In the Store phase we covered encryption for protecting data at rest. Here we expand to cover data in motion. Keep in mind that additional encryption is only needed if the data would otherwise be exchanged as plain text – there’s no reason or need to redundantly re-encrypt already encrypted network traffic.
- Network/Transport Encryption: As data moves between applications, databases, the cloud, and other locations, the network connections should be encrypted using a standard network-layer protocol. For larger systems where this could affect performance, hardware acceleration is recommended. Virtual Private Networks are useful for encrypting data moving in and out of clouds in certain deployment models.
- Application Level Encryption: As we discussed in the Store phase, data encrypted by an application on collection is ideally protected as it moves throughout the rest of the application stack.

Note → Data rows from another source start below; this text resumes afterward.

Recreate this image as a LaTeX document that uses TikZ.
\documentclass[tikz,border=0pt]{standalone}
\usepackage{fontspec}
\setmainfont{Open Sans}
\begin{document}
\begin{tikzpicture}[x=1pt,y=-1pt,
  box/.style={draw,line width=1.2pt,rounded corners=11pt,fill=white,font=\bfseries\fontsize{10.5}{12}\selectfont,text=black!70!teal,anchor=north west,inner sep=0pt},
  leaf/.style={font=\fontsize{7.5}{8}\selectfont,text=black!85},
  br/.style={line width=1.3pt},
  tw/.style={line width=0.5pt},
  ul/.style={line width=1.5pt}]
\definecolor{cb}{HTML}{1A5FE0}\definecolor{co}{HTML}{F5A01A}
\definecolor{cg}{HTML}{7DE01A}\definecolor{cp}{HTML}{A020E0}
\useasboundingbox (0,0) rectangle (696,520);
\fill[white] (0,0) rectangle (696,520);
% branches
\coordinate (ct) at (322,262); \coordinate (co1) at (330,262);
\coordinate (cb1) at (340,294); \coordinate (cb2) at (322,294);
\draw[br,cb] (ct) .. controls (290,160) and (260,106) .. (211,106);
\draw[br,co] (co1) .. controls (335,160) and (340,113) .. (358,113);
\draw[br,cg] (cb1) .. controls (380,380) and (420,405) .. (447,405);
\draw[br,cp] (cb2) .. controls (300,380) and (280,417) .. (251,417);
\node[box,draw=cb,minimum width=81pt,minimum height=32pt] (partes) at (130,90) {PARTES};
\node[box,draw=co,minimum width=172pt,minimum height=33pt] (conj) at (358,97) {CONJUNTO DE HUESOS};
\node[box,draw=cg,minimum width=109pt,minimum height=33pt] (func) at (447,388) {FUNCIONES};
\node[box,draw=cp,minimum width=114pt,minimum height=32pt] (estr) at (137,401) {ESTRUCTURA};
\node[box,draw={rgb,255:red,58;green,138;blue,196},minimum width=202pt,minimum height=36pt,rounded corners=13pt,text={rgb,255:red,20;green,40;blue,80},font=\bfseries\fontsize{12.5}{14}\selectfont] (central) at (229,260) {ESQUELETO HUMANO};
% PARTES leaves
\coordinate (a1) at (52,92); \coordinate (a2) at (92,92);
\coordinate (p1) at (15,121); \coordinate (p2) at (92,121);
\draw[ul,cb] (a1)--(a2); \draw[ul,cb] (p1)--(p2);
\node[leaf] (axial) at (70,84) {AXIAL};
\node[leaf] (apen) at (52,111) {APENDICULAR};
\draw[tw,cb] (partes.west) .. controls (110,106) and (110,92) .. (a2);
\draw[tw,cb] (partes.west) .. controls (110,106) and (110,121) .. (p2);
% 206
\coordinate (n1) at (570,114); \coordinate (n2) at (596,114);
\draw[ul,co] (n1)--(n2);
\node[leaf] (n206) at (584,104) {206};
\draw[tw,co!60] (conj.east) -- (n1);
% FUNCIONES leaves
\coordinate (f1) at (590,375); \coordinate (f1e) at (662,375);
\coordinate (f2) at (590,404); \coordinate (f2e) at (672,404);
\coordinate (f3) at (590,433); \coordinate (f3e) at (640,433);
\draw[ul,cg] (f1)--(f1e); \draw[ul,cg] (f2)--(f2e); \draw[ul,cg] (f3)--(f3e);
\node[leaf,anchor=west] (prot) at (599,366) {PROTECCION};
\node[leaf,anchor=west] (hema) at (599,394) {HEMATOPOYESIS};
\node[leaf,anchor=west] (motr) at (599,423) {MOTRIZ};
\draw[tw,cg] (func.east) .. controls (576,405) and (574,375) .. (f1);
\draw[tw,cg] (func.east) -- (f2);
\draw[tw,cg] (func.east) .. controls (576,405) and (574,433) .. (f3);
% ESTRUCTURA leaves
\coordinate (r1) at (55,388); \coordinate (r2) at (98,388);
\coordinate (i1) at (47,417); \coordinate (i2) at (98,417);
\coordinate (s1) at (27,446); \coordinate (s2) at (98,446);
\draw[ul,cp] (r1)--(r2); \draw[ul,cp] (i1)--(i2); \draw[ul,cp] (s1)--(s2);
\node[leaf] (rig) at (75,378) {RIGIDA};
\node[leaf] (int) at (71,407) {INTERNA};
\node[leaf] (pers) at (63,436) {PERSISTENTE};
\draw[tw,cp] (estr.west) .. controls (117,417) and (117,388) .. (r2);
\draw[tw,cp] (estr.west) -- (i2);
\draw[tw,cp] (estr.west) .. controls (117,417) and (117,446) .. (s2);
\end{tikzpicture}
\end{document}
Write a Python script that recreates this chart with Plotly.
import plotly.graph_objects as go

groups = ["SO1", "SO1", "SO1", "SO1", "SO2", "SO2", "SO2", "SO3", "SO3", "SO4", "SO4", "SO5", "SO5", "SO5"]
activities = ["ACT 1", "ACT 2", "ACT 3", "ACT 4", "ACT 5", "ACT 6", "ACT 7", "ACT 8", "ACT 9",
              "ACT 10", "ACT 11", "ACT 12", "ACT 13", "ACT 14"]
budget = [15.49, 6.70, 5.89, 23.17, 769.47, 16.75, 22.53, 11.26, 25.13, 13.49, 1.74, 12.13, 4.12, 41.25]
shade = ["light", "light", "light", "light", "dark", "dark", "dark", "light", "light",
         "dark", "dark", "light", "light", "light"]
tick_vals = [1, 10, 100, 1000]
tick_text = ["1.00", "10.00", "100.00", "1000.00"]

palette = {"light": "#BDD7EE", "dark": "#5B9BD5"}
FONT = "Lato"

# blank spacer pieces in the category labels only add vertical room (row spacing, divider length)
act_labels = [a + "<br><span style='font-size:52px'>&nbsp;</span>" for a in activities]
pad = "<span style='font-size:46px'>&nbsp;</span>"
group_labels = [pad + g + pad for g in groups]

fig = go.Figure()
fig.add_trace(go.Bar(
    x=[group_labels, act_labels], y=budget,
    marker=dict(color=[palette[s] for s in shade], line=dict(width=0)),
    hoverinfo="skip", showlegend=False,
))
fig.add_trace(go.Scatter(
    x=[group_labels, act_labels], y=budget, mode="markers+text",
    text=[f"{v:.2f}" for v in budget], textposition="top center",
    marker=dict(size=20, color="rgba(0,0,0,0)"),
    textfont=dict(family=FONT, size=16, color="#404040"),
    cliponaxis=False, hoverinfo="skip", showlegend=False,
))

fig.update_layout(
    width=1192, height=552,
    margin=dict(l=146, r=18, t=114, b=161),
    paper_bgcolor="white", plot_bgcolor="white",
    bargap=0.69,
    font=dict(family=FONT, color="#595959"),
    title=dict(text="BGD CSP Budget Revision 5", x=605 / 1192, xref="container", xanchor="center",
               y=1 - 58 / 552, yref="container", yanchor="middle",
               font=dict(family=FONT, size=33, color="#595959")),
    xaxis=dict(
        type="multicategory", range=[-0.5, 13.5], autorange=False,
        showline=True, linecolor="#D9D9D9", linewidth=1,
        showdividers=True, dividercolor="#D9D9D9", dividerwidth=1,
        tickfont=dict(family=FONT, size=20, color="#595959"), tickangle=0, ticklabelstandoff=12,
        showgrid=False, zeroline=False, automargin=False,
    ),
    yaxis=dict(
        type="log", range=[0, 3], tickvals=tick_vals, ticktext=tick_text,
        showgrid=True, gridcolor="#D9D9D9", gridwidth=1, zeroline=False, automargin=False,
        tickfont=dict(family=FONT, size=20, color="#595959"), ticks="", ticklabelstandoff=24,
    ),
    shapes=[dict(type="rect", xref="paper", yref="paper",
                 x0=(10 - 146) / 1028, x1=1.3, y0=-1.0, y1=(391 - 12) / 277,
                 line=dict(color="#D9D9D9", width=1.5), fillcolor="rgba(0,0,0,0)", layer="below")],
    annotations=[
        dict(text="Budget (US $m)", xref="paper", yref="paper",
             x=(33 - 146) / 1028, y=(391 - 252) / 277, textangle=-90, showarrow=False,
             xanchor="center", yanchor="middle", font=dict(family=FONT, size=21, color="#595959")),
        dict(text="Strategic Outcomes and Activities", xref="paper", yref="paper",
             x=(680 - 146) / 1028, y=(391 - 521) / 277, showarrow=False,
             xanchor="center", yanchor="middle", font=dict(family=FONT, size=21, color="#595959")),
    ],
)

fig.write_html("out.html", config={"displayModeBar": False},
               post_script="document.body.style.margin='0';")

Don’t forget that at some point the data is probably decrypted to be used, so it’s important to map the data flow and determine potential weak points.
- Email Encryption: Email encryption isn’t cloud-specific, but since email is one of the most common ways of exchanging data, including reports and data dumps from cloud services, encryption is often relevant for cloud deployments – especially when built into the cloud application/service.
- File Encryption and Enterprise Digital Rights Management: These technologies were discussed in detail in the Store phase. They also apply in the Share phase since encrypted files or DRM protected documents are still protected as they are moved, not just in storage. For cloud security purposes, encryption or EDRM may be built into various data exchange mechanisms – with EDRM for user files, and encryption as a more general option.
We discussed Logical Controls in the Use phase, and they can also be used to manage data exchange, not just transaction activity.
As with logical controls, we discussed Application Security in the Use phase. Again, a full discussion of cloud application security issues is beyond the scope of this post, and we recommend you read the Cloud Security Alliance Guidance for more details.
Cloud SPI Tier Implications
Software as a Service (SaaS)
Data sharing in SaaS deployments is encapsulated within the application, is connected to back-end external applications, or involves generating data dumps to transfer the content to a local system. Application and logical controls are your best defense, combined with encryption to cover any data transfers. Once data leaves the SaaS application, DLP/CMP may be useful for tracking the content, or to protect it from leaving your managed environment. DLP/CMP is also useful to determine if the data should go to the cloud at all, and ensure that any data is transferred conforms to policy requirements. Since most SaaS solutions rely principally on HTTP for communications/access, most off-the-shelf DLP tools will work.
Platform as a Service (PaaS)
Depending on your PaaS deployment, it’s again likely that application logic will be your best security option, followed by proper use of encryption to secure communications. You may also be able to deploy monitoring in your application that connects to the PaaS provider if they don’t offer a desired level of monitoring/logging, but that will only track connections from your managed environment (someone trying to compromise the PaaS directly, without going through your application, won’t appear in your application logs).
Infrastructure as a Service (IaaS)
VPNs are commonly used to protect communications to IaaS infrastructure, both internal and external. When VPNs aren’t an option, such as with many types of cloud-based storage, SSL/TLS network encryption is usually available. Any additional Share controls rely completely on what you can deploy in the infrastructure. Any monitoring/auditing such as DLP require some sort of network traffic to analyze, or an alternative hook, such as a local agent.